### [SHORT TASK]
Lift every line from the entries that includes the word "matplotlib".

### [RECORDS PROVIDED]

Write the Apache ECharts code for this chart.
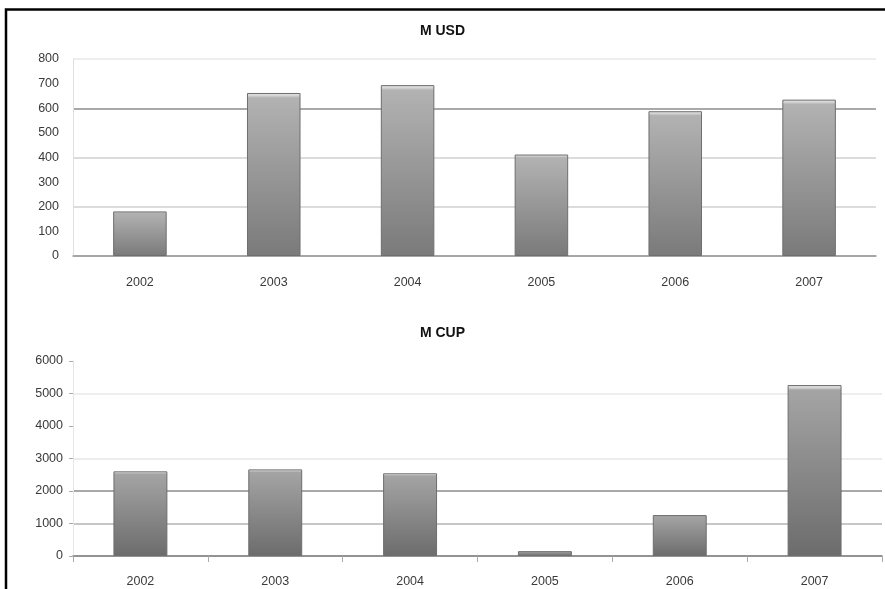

==

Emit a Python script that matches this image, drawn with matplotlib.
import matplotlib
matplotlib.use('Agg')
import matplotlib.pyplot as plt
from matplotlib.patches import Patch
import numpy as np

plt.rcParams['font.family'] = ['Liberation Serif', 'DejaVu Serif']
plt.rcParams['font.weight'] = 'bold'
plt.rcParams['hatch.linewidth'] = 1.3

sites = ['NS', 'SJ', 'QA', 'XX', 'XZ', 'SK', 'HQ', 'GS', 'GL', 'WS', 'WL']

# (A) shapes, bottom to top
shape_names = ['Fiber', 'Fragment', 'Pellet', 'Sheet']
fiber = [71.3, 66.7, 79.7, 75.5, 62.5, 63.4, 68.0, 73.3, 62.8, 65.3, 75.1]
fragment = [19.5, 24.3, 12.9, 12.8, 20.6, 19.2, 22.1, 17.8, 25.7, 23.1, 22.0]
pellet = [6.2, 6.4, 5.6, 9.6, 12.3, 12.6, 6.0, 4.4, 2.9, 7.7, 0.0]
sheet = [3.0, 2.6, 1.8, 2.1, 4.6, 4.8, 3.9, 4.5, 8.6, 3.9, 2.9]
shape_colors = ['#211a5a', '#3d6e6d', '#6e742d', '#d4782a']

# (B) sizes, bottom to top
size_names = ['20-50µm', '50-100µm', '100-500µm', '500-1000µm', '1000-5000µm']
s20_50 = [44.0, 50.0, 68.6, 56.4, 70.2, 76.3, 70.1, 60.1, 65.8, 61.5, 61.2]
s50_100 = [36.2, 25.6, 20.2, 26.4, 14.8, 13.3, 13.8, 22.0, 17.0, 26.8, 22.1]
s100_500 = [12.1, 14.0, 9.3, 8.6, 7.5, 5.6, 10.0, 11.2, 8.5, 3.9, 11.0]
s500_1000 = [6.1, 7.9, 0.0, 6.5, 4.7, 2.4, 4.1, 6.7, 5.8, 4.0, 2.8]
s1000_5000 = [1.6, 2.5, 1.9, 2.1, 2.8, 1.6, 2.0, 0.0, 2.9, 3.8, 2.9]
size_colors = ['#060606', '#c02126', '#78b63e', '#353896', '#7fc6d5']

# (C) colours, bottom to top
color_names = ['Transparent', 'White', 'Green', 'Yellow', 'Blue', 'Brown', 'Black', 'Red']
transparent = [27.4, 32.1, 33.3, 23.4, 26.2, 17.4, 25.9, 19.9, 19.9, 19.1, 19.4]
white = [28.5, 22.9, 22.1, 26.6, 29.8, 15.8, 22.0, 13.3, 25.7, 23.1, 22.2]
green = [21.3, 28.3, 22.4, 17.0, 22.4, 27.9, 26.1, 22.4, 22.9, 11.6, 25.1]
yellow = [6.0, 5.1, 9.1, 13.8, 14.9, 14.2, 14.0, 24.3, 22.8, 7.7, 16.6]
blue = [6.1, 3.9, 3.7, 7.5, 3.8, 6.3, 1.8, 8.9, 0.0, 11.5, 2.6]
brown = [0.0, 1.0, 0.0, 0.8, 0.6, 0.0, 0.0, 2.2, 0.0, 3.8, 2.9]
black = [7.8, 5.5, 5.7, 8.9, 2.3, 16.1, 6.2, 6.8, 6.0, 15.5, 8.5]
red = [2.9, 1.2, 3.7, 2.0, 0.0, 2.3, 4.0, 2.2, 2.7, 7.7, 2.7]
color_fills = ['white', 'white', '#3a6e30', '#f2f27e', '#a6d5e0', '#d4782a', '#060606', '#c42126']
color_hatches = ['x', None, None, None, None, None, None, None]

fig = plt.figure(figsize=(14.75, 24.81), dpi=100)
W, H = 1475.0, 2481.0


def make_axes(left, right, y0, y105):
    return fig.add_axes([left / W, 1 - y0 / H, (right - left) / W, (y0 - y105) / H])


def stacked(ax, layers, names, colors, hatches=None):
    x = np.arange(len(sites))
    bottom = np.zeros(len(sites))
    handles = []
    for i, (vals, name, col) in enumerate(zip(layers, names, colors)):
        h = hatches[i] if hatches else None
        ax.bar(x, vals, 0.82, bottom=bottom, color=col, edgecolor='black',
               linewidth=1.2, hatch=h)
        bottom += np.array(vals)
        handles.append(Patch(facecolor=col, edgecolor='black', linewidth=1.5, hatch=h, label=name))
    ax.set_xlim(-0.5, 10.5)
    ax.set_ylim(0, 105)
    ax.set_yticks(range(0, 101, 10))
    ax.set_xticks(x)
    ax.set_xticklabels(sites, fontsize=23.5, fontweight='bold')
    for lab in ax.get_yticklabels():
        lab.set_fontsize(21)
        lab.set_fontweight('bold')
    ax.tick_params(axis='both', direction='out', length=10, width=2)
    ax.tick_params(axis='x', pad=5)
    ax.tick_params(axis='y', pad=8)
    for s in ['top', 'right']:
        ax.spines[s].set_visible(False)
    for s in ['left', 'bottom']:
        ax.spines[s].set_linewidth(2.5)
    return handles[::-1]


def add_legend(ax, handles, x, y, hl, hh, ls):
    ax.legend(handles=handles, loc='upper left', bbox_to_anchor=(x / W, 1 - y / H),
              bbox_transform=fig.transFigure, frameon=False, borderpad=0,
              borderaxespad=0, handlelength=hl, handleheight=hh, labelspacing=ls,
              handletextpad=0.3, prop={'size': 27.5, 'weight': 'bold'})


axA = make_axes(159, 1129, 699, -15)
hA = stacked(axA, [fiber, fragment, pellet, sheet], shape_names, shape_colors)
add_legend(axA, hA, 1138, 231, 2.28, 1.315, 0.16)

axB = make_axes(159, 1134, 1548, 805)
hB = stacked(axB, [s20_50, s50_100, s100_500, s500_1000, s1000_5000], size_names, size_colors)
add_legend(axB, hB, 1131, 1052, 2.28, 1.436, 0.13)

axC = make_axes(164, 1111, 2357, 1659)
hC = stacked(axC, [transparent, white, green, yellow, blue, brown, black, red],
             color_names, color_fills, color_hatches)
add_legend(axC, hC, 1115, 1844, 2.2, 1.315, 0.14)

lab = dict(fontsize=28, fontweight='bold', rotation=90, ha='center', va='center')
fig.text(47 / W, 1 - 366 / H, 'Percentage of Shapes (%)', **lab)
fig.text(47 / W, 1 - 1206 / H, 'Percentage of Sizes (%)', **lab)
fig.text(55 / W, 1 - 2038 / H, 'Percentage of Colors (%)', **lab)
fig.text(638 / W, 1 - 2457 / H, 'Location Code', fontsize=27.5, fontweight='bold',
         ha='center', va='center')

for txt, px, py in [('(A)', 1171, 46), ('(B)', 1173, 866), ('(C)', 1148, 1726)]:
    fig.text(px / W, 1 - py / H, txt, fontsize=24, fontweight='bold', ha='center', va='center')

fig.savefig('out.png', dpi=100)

### [THE RESPONSE]
Emit a Python script that matches this image, drawn with matplotlib.
import matplotlib
matplotlib.use('Agg')
import matplotlib.pyplot as plt
from matplotlib.patches import Patch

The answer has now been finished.